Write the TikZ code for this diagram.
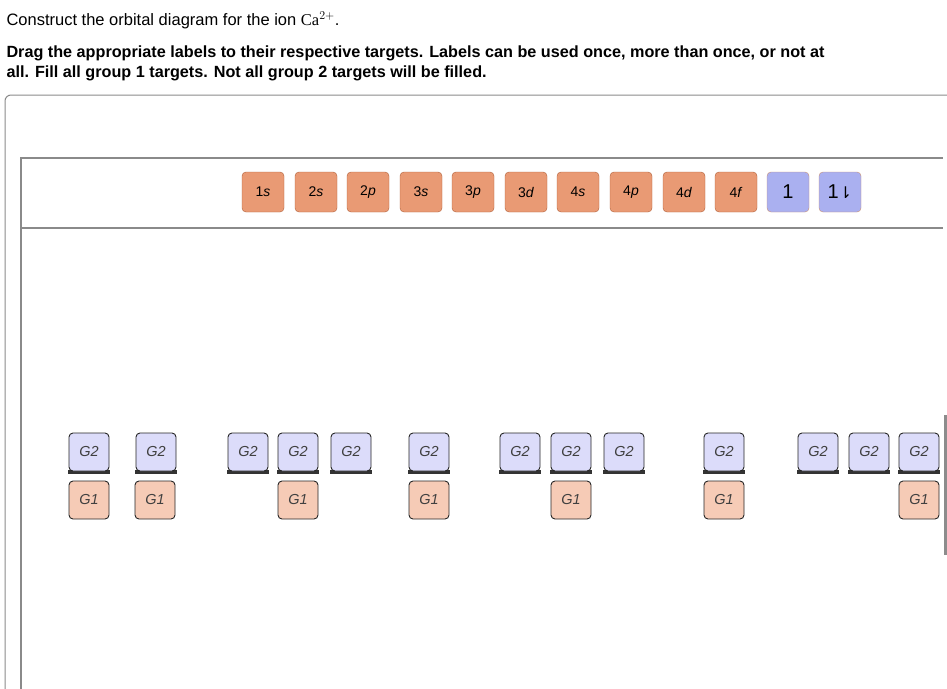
\documentclass[tikz,border=0pt]{standalone}
\usepackage{fontspec}
\setmainfont{Liberation Sans}
\newfontfamily\serifca{Liberation Serif}
\newfontfamily\djv{DejaVu Sans}
\definecolor{orb}{HTML}{E99A74}
\definecolor{orbd}{HTML}{B0603A}
\definecolor{spin}{HTML}{AAB0F0}
\definecolor{gtwo}{HTML}{DCDCFA}
\definecolor{gone}{HTML}{F6CBB6}
\definecolor{frame}{HTML}{8A8A8A}
\begin{document}
\begin{tikzpicture}[x=1pt,y=-1pt,
 lab/.style={draw=orbd,fill=orb,rounded corners=4pt,minimum width=42pt,minimum height=40pt,font=\fontsize{14}{14}\selectfont\itshape,inner sep=0pt},
 sp/.style={lab,fill=spin,draw=orbd!70,font=\fontsize{20}{20}\selectfont\upshape},
 gt/.style={draw=black!85,line width=0.9pt,fill=gtwo,rounded corners=4pt,minimum width=40pt,minimum height=38pt,font=\fontsize{14.5}{14.5}\selectfont\itshape,inner sep=0pt,text=black!75},
 go/.style={gt,fill=gone}]
\useasboundingbox (0,0) rectangle (947,688);
\node[anchor=west,font=\fontsize{16.5}{16.5}\selectfont] (t1) at (3,20) {Construct the orbital diagram for the ion {\serifca Ca}$^{2+}$.};
\node[anchor=west,font=\fontsize{16.2}{16.2}\selectfont\bfseries] (t2) at (3,53) {Drag the appropriate labels to their respective targets. Labels can be used once, more than once, or not at};
\node[anchor=west,font=\fontsize{16.2}{16.2}\selectfont\bfseries] (t3) at (3,73) {all. Fill all group 1 targets. Not all group 2 targets will be filled.};
\draw[frame,line width=1pt,rounded corners=6pt] (5,700) -- (5,95) -- (960,95);
\draw[frame,line width=1.5pt] (21,700) -- (21,158) -- (943,158);
\draw[frame,line width=1.5pt] (21,228) -- (943,228);
\draw[black!45,line width=3pt] (945,415) -- (945,555);
\foreach \t/\x/\n in {1\textit{s}/263/a,2\textit{s}/316/b,2\textit{p}/368/c,3\textit{s}/421/d,3\textit{p}/473/e,3\textit{d}/526/f,4\textit{s}/578/g,4\textit{p}/631/h,4\textit{d}/684/i,4\textit{f}/736/j}
  \node[lab] (\n) at (\x,192) {\upshape\t};
\node[sp] (s1) at (788,192) {1};
\node[sp] (s2) at (840,192) {1{\djv\fontsize{16}{16}\selectfont ⇂}};
\foreach \x [count=\i] in {89,156,248,298,351,429,520,571,624,724,818,869,919}{
  \fill[black!80] (\x-21,470) rectangle (\x+21,474);
  \node[gt] (gt\i) at (\x,452) {G2};}
\foreach \x [count=\i] in {89,155,298,429,571,724,919}
  \node[go] (go\i) at (\x,500) {G1};
\end{tikzpicture}
\end{document}
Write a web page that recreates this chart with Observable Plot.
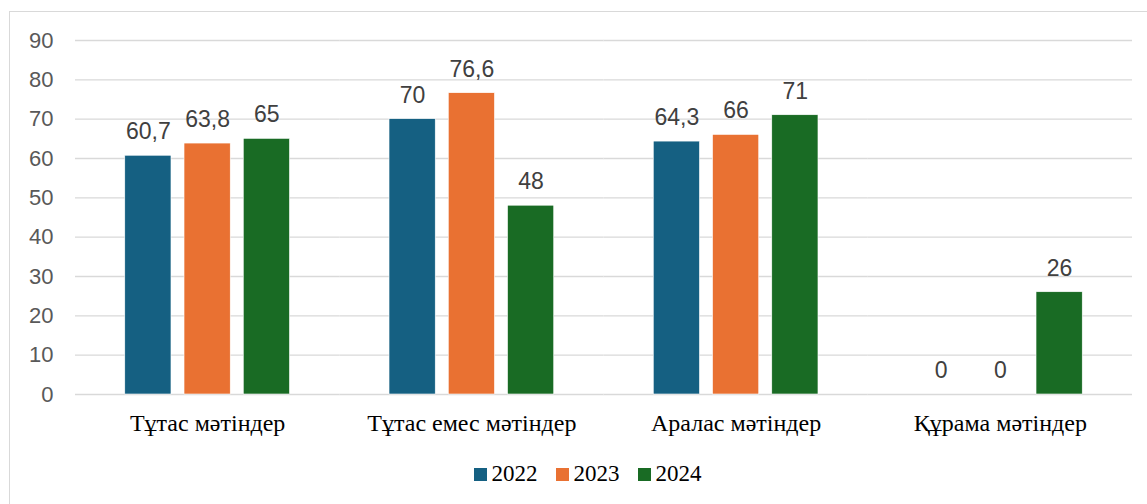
<!DOCTYPE html>
<html><head><meta charset="utf-8">
<script src="https://cdn.jsdelivr.net/npm/d3@7"></script>
<script src="https://cdn.jsdelivr.net/npm/@observablehq/plot@0.6"></script>
<style>
body{margin:0;background:#fff;width:1147px;height:504px;overflow:hidden;position:relative;}
#frame{position:absolute;left:9px;top:11px;width:1200px;height:600px;border:1px solid #d9d9d9;box-sizing:border-box;pointer-events:none;}
#chart{position:absolute;left:0;top:0;}
#legend{position:absolute;top:461px;left:14px;width:1147px;display:flex;justify-content:center;align-items:center;font-family:"Liberation Serif","Times New Roman",serif;font-size:23px;color:#000;}
#legend .item{display:flex;align-items:center;margin:0 9px;}
#legend .sw{width:13px;height:13px;margin-right:5px;}
</style></head>
<body>
<div id="frame"></div>
<div id="chart"></div>
<div id="legend"></div>
<script>
const categories = ["Тұтас мәтіндер", "Тұтас емес мәтіндер", "Аралас мәтіндер", "Құрама мәтіндер"];
const years = ["2022", "2023", "2024"];
const values2022 = [60.7, 70, 64.3, 0];
const values2023 = [63.8, 76.6, 66, 0];
const values2024 = [65, 48, 71, 26];
const colors = ["#156082", "#E97132", "#196B24"];
const yTicks = [0, 10, 20, 30, 40, 50, 60, 70, 80, 90];

const series = [values2022, values2023, values2024];
const data = [];
categories.forEach((c, i) => years.forEach((y, j) => data.push({category: c, year: y, value: series[j][i]})));
const fmt = v => String(v).replace(".", ",");

const plot = Plot.plot({
  width: 1147, height: 445,
  marginLeft: 75, marginRight: 15, marginTop: 40, marginBottom: 51,
  style: {background: "transparent", fontFamily: "Liberation Sans, Arial, sans-serif"},
  fx: {domain: categories, padding: 0, label: null, round: false},
  x: {domain: years, axis: null, paddingInner: 0.22, paddingOuter: 0.84, round: false},
  y: {domain: [0, 90], label: null},
  color: {domain: years, range: colors},
  marks: [
    Plot.gridY(yTicks, {stroke: "#d9d9d9", strokeOpacity: 1, strokeWidth: 1.3}),
    Plot.axisY(yTicks, {tickSize: 0, tickPadding: 22, fontSize: 22, fill: "#595959", label: null}),
    Plot.axisFx({anchor: "bottom", tickSize: 0, tickPadding: 19, fontSize: 24, fontFamily: "Liberation Serif, Times New Roman, serif", fill: "#000", label: null}),
    Plot.barY(data, {fx: "category", x: "year", y: "value", fill: "year", stroke: "#ffffff", strokeWidth: 0.6}),
    Plot.text(data, {fx: "category", x: "year", y: "value", text: d => fmt(d.value), dy: -24, fontSize: 23, fill: "#404040"})
  ]
});
document.getElementById("chart").appendChild(plot);

const legend = document.getElementById("legend");
years.forEach((y, i) => {
  const item = document.createElement("div");
  item.className = "item";
  const sw = document.createElement("div");
  sw.className = "sw";
  sw.style.background = colors[i];
  const t = document.createElement("span");
  t.textContent = y;
  item.appendChild(sw);
  item.appendChild(t);
  legend.appendChild(item);
});
</script>
</body></html>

● ● ● ●

- **Your instructions**:
Reproduce each line exactly, please, except for any pictures.

- **Exercise solution**:
Write the TikZ code for this diagram.
\documentclass[tikz,border=0pt]{standalone}
\usepackage{fontspec}
\setmainfont{Liberation Sans}
\newfontfamily\serifca{Liberation Serif}
\newfontfamily\djv{DejaVu Sans}
\definecolor{orb}{HTML}{E99A74}
\definecolor{orbd}{HTML}{B0603A}
\definecolor{spin}{HTML}{AAB0F0}
\definecolor{gtwo}{HTML}{DCDCFA}
\definecolor{gone}{HTML}{F6CBB6}
\definecolor{frame}{HTML}{8A8A8A}
\begin{document}
\begin{tikzpicture}[x=1pt,y=-1pt,
 lab/.style={draw=orbd,fill=orb,rounded corners=4pt,minimum width=42pt,minimum height=40pt,font=\fontsize{14}{14}\selectfont\itshape,inner sep=0pt},
 sp/.style={lab,fill=spin,draw=orbd!70,font=\fontsize{20}{20}\selectfont\upshape},
 gt/.style={draw=black!85,line width=0.9pt,fill=gtwo,rounded corners=4pt,minimum width=40pt,minimum height=38pt,font=\fontsize{14.5}{14.5}\selectfont\itshape,inner sep=0pt,text=black!75},
 go/.style={gt,fill=gone}]
\useasboundingbox (0,0) rectangle (947,688);
\node[anchor=west,font=\fontsize{16.5}{16.5}\selectfont] (t1) at (3,20) {Construct the orbital diagram for the ion {\serifca Ca}$^{2+}$.};
\node[anchor=west,font=\fontsize{16.2}{16.2}\selectfont\bfseries] (t2) at (3,53) {Drag the appropriate labels to their respective targets. Labels can be used once, more than once, or not at};
\node[anchor=west,font=\fontsize{16.2}{16.2}\selectfont\bfseries] (t3) at (3,73) {all. Fill all group 1 targets. Not all group 2 targets will be filled.};
\draw[frame,line width=1pt,rounded corners=6pt] (5,700) -- (5,95) -- (960,95);
\draw[frame,line width=1.5pt] (21,700) -- (21,158) -- (943,158);
\draw[frame,line width=1.5pt] (21,228) -- (943,228);
\draw[black!45,line width=3pt] (945,415) -- (945,555);
\foreach \t/\x/\n in {1\textit{s}/263/a,2\textit{s}/316/b,2\textit{p}/368/c,3\textit{s}/421/d,3\textit{p}/473/e,3\textit{d}/526/f,4\textit{s}/578/g,4\textit{p}/631/h,4\textit{d}/684/i,4\textit{f}/736/j}
  \node[lab] (\n) at (\x,192) {\upshape\t};
\node[sp] (s1) at (788,192) {1};
\node[sp] (s2) at (840,192) {1{\djv\fontsize{16}{16}\selectfont ⇂}};
\foreach \x [count=\i] in {89,156,248,298,351,429,520,571,624,724,818,869,919}{
  \fill[black!80] (\x-21,470) rectangle (\x+21,474);
  \node[gt] (gt\i) at (\x,452) {G2};}
\foreach \x [count=\i] in {89,155,298,429,571,724,919}
  \node[go] (go\i) at (\x,500) {G1};
\end{tikzpicture}
\end{document}
Write a web page that recreates this chart with Observable Plot.
<!DOCTYPE html>
<html><head><meta charset="utf-8">
<script src="https://cdn.jsdelivr.net/npm/d3@7"></script>
<script src="https://cdn.jsdelivr.net/npm/@observablehq/plot@0.6"></script>
<style>
body{margin:0;background:#fff;width:1147px;height:504px;overflow:hidden;position:relative;}
#frame{position:absolute;left:9px;top:11px;width:1200px;height:600px;border:1px solid #d9d9d9;box-sizing:border-box;pointer-events:none;}
#chart{position:absolute;left:0;top:0;}
#legend{position:absolute;top:461px;left:14px;width:1147px;display:flex;justify-content:center;align-items:center;font-family:"Liberation Serif","Times New Roman",serif;font-size:23px;color:#000;}
#legend .item{display:flex;align-items:center;margin:0 9px;}
#legend .sw{width:13px;height:13px;margin-right:5px;}
</style></head>
<body>
<div id="frame"></div>
<div id="chart"></div>
<div id="legend"></div>
<script>
const categories = ["Тұтас мәтіндер", "Тұтас емес мәтіндер", "Аралас мәтіндер", "Құрама мәтіндер"];
const years = ["2022", "2023", "2024"];
const values2022 = [60.7, 70, 64.3, 0];
const values2023 = [63.8, 76.6, 66, 0];
const values2024 = [65, 48, 71, 26];
const colors = ["#156082", "#E97132", "#196B24"];
const yTicks = [0, 10, 20, 30, 40, 50, 60, 70, 80, 90];

const series = [values2022, values2023, values2024];
const data = [];
categories.forEach((c, i) => years.forEach((y, j) => data.push({category: c, year: y, value: series[j][i]})));
const fmt = v => String(v).replace(".", ",");

const plot = Plot.plot({
  width: 1147, height: 445,
  marginLeft: 75, marginRight: 15, marginTop: 40, marginBottom: 51,
  style: {background: "transparent", fontFamily: "Liberation Sans, Arial, sans-serif"},
  fx: {domain: categories, padding: 0, label: null, round: false},
  x: {domain: years, axis: null, paddingInner: 0.22, paddingOuter: 0.84, round: false},
  y: {domain: [0, 90], label: null},
  color: {domain: years, range: colors},
  marks: [
    Plot.gridY(yTicks, {stroke: "#d9d9d9", strokeOpacity: 1, strokeWidth: 1.3}),
    Plot.axisY(yTicks, {tickSize: 0, tickPadding: 22, fontSize: 22, fill: "#595959", label: null}),
    Plot.axisFx({anchor: "bottom", tickSize: 0, tickPadding: 19, fontSize: 24, fontFamily: "Liberation Serif, Times New Roman, serif", fill: "#000", label: null}),
    Plot.barY(data, {fx: "category", x: "year", y: "value", fill: "year", stroke: "#ffffff", strokeWidth: 0.6}),
    Plot.text(data, {fx: "category", x: "year", y: "value", text: d => fmt(d.value), dy: -24, fontSize: 23, fill: "#404040"})
  ]
});
document.getElementById("chart").appendChild(plot);

const legend = document.getElementById("legend");
years.forEach((y, i) => {
  const item = document.createElement("div");
  item.className = "item";
  const sw = document.createElement("div");
  sw.className = "sw";
  sw.style.background = colors[i];
  const t = document.createElement("span");
  t.textContent = y;
  item.appendChild(sw);
  item.appendChild(t);
  legend.appendChild(item);
});
</script>
</body></html>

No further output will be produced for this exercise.